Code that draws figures
━━━━━━━━━━━━━━━━━━━━
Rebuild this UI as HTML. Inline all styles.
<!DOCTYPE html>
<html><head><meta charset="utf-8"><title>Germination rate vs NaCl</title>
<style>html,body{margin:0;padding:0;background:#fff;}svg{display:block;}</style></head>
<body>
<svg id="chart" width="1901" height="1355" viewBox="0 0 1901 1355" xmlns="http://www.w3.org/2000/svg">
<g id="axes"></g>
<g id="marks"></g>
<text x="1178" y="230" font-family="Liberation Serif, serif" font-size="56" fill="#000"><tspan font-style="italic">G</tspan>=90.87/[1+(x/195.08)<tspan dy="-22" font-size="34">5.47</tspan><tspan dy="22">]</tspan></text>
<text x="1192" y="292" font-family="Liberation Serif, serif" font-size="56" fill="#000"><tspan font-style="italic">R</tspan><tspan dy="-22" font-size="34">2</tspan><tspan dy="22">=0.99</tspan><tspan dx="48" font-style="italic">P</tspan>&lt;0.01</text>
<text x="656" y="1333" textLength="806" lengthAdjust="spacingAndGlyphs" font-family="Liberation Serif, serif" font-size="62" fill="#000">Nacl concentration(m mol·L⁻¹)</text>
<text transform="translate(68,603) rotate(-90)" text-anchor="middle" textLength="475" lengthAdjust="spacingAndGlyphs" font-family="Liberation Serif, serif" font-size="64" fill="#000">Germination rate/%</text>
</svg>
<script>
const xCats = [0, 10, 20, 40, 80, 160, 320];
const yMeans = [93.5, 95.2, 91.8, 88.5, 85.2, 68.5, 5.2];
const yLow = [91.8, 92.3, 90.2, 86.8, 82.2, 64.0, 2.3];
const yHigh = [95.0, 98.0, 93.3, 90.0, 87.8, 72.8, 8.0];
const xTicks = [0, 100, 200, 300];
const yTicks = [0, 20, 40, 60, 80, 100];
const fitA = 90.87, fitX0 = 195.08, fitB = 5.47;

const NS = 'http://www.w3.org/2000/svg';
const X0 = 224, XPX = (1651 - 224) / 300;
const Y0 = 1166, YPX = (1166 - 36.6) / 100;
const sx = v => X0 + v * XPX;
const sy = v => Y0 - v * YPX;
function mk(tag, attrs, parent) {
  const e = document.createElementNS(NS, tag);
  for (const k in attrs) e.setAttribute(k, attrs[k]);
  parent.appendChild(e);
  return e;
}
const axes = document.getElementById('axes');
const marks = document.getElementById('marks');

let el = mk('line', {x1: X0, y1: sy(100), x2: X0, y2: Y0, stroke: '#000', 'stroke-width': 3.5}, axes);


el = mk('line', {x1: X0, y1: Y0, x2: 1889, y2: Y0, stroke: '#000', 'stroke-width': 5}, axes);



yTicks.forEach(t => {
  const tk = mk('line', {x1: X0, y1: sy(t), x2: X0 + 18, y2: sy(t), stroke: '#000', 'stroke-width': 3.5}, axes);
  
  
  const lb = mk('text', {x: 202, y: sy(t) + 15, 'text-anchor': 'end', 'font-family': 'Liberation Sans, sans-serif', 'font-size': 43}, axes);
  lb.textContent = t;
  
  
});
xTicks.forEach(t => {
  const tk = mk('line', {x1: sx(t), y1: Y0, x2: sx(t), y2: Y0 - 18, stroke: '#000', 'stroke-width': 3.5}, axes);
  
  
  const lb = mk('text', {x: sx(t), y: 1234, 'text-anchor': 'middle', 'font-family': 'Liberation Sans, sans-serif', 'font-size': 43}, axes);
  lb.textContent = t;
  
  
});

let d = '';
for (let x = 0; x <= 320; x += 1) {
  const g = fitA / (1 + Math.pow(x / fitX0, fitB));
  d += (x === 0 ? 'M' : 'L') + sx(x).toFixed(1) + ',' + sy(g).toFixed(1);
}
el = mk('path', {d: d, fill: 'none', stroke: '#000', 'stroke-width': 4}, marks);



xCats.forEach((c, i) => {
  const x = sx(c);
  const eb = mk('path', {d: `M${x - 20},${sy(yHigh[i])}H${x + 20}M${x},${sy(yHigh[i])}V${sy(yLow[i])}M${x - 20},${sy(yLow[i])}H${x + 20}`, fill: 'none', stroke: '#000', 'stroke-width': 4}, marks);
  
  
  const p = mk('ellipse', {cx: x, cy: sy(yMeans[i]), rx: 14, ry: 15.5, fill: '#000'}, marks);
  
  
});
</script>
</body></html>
━━━━━━━━━━━━━━━━━━━━
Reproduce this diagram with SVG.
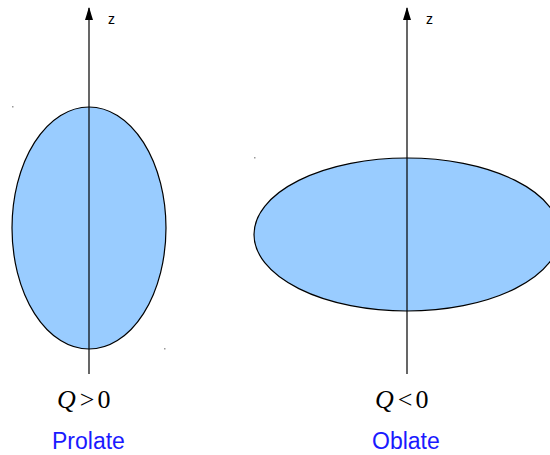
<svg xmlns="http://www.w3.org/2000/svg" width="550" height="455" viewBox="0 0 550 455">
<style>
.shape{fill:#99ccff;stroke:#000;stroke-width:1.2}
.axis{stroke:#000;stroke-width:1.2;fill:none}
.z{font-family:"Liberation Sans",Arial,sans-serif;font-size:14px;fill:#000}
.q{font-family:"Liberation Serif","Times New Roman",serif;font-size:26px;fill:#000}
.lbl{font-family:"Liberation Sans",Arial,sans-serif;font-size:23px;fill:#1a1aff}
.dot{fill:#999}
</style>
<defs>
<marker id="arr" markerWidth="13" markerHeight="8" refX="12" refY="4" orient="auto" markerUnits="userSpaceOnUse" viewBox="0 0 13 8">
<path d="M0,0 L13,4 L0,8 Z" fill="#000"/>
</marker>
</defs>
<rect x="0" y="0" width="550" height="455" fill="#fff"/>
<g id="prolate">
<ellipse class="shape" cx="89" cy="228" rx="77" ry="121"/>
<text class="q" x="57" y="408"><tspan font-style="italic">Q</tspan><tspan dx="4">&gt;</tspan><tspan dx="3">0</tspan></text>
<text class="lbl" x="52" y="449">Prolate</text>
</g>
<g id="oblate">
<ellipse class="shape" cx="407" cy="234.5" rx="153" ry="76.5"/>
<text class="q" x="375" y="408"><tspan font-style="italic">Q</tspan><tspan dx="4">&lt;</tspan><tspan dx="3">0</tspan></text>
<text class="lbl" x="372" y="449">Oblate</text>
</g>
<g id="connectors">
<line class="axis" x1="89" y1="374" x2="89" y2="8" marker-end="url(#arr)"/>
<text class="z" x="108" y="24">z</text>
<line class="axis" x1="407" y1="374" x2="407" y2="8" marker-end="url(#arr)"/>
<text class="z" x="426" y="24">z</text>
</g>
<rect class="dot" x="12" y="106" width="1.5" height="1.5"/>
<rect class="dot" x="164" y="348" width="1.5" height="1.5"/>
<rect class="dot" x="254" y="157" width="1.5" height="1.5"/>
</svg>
━━━━━━━━━━━━━━━━━━━━
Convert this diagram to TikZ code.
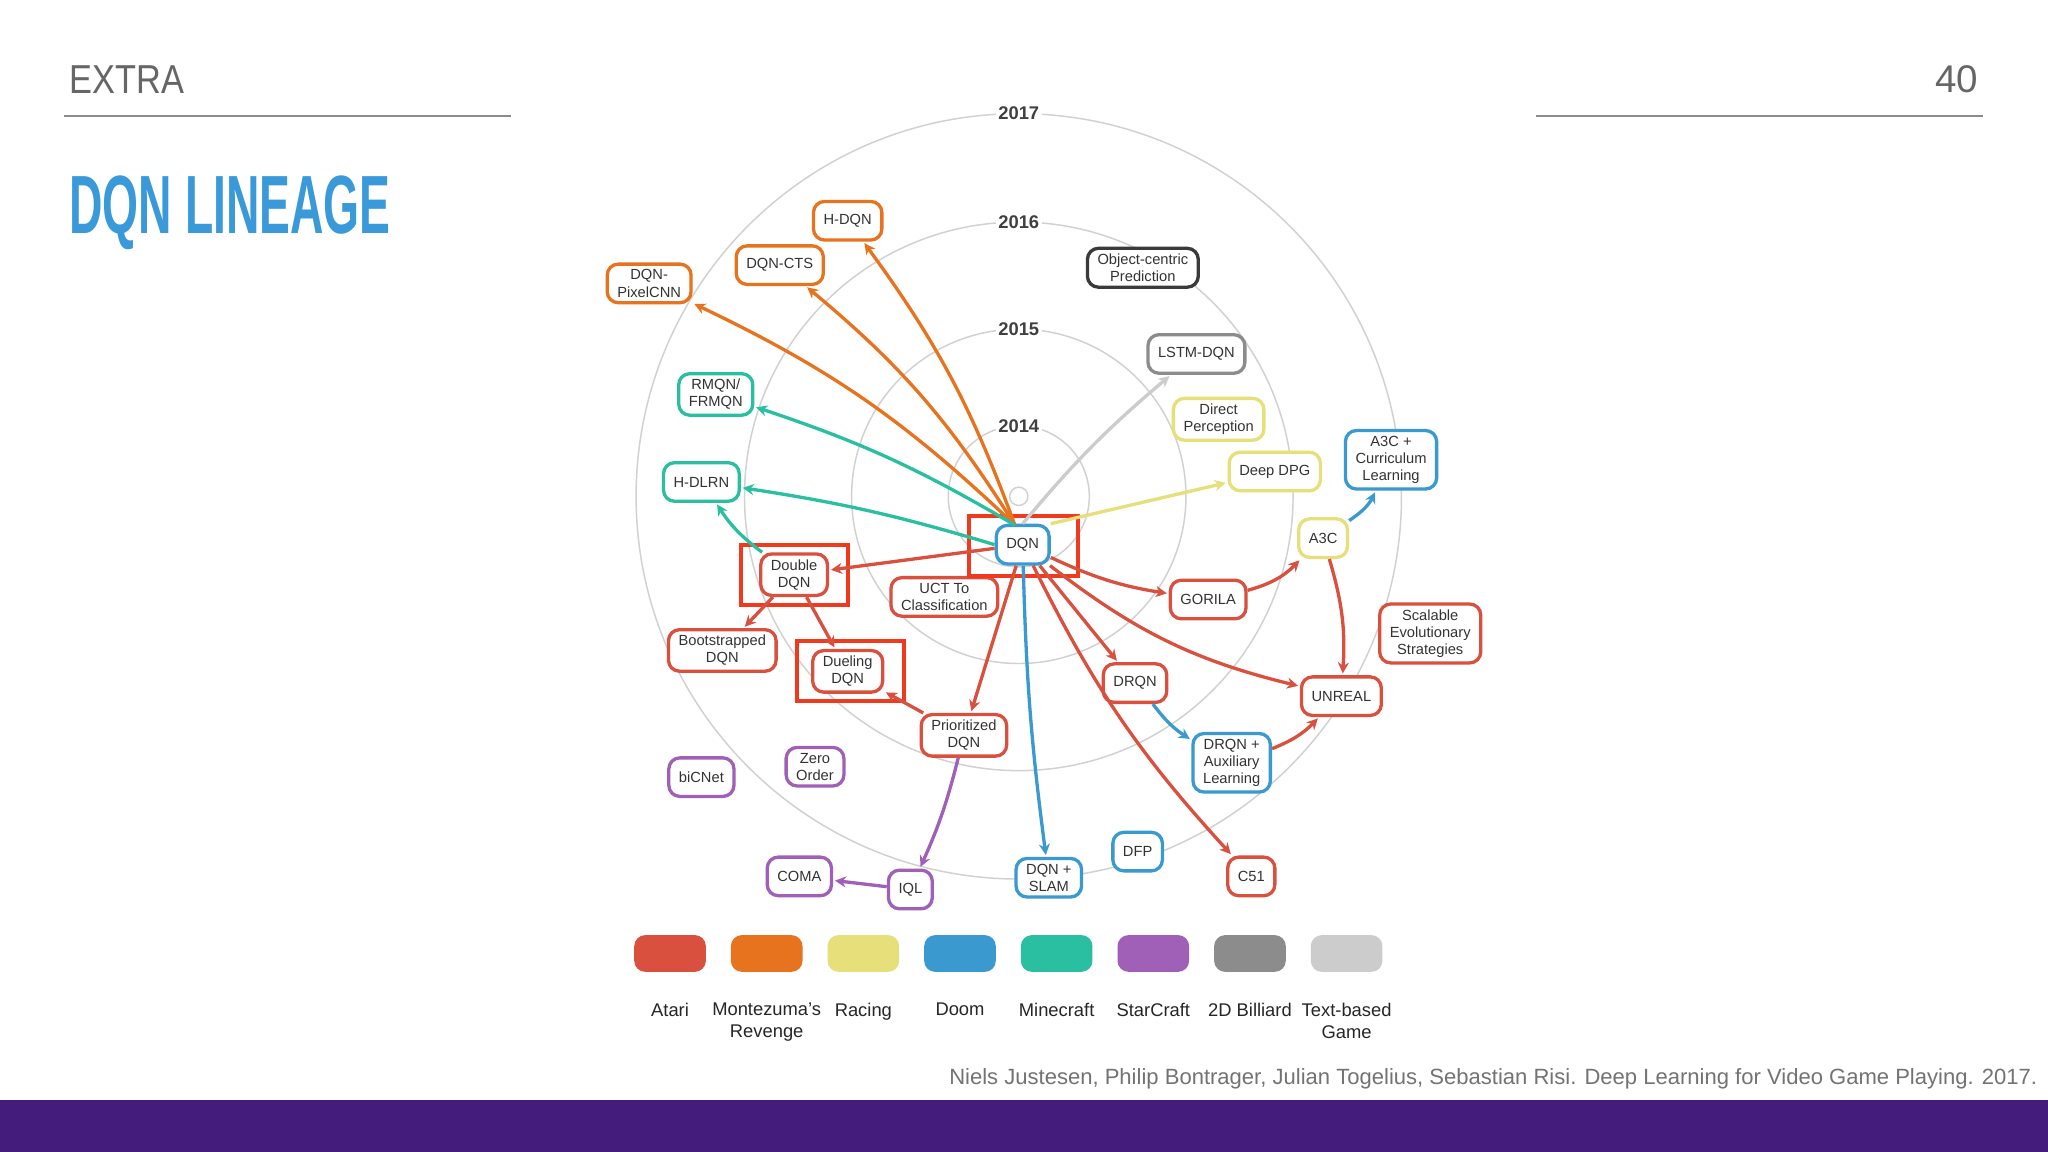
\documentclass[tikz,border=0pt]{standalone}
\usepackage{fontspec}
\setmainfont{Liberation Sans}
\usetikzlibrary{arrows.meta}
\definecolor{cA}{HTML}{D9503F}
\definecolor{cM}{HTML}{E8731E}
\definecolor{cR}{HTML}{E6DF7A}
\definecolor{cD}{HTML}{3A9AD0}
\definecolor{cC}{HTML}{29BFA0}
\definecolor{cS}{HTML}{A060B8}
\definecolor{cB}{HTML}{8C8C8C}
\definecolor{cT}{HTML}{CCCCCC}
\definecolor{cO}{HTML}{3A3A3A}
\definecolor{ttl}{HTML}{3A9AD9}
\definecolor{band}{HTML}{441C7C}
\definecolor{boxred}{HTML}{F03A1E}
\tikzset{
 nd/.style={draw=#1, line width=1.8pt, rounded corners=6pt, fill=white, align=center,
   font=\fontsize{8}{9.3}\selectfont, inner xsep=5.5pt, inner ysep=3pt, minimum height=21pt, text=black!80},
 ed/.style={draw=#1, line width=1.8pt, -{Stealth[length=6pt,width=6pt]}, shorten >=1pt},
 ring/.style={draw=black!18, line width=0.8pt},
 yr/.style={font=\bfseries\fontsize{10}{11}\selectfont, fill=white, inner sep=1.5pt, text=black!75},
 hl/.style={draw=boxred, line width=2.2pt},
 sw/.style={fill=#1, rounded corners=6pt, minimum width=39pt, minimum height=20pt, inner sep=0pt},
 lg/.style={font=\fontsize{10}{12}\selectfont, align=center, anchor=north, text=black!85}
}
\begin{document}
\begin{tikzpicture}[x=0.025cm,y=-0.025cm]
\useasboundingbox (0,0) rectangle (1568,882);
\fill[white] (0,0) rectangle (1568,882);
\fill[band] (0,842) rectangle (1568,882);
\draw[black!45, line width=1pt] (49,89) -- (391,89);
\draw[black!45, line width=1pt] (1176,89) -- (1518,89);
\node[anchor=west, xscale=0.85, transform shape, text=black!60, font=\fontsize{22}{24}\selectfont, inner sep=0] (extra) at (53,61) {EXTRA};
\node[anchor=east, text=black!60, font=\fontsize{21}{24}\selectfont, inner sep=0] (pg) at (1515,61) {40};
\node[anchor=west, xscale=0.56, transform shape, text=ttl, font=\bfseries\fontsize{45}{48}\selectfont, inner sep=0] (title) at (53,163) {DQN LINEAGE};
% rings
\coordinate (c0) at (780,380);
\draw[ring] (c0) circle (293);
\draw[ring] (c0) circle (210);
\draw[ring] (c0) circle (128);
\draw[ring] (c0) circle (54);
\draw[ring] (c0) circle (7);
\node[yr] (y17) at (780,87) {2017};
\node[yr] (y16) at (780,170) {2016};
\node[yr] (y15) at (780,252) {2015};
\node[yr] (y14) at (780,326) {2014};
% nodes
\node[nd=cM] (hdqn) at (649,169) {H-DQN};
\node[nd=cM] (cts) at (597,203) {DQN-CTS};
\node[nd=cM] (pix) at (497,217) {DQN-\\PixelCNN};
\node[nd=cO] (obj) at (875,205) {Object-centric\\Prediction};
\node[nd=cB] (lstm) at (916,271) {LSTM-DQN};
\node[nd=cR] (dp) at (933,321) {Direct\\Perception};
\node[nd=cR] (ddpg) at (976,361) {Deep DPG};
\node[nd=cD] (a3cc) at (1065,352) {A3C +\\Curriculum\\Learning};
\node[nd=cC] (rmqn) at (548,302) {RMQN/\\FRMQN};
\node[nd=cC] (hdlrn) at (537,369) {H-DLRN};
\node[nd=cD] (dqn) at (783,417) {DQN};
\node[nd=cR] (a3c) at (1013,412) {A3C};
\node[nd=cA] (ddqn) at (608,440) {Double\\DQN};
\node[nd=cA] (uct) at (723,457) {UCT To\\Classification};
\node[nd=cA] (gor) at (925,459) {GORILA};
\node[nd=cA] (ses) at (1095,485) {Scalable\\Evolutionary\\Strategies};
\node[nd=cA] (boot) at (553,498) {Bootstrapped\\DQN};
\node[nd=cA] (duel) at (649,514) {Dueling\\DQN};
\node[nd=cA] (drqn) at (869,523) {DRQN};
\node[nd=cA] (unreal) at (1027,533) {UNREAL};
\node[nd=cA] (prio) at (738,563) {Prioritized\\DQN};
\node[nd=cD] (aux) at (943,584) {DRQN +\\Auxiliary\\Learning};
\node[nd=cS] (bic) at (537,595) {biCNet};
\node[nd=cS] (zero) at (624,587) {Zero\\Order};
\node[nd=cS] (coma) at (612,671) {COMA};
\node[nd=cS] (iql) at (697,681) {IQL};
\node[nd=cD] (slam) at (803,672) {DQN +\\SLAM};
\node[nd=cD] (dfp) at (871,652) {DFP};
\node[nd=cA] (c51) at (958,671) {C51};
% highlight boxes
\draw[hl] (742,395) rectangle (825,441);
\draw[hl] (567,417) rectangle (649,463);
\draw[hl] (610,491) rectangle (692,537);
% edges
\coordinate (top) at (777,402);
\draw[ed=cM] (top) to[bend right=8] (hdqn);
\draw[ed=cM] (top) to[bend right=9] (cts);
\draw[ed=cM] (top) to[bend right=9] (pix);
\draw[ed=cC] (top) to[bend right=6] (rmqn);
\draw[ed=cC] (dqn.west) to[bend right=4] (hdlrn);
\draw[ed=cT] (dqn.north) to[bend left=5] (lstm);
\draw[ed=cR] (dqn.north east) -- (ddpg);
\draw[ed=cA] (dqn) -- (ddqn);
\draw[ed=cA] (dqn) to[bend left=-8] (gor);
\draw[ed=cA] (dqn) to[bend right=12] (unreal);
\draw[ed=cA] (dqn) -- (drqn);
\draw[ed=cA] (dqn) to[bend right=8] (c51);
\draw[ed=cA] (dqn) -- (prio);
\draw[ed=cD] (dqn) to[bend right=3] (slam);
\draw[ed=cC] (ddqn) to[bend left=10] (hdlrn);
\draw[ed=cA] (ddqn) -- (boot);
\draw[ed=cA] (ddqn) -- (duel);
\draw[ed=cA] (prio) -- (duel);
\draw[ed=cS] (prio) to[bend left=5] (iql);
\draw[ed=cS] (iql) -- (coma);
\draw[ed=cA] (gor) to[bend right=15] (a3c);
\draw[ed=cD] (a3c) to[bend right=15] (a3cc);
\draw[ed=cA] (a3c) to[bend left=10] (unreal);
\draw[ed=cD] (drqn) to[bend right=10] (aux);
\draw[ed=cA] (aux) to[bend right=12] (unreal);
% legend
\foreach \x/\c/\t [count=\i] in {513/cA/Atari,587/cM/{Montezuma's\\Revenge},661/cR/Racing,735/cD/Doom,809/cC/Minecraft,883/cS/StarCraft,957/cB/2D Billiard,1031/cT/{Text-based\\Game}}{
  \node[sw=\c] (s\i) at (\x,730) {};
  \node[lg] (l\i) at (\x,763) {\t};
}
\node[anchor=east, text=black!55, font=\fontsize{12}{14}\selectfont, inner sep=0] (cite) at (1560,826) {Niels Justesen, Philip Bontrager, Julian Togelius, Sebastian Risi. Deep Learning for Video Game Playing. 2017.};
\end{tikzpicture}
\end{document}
━━━━━━━━━━━━━━━━━━━━
Set task — Tally the lines holding the string "this" and give only the count.

Expected output — 3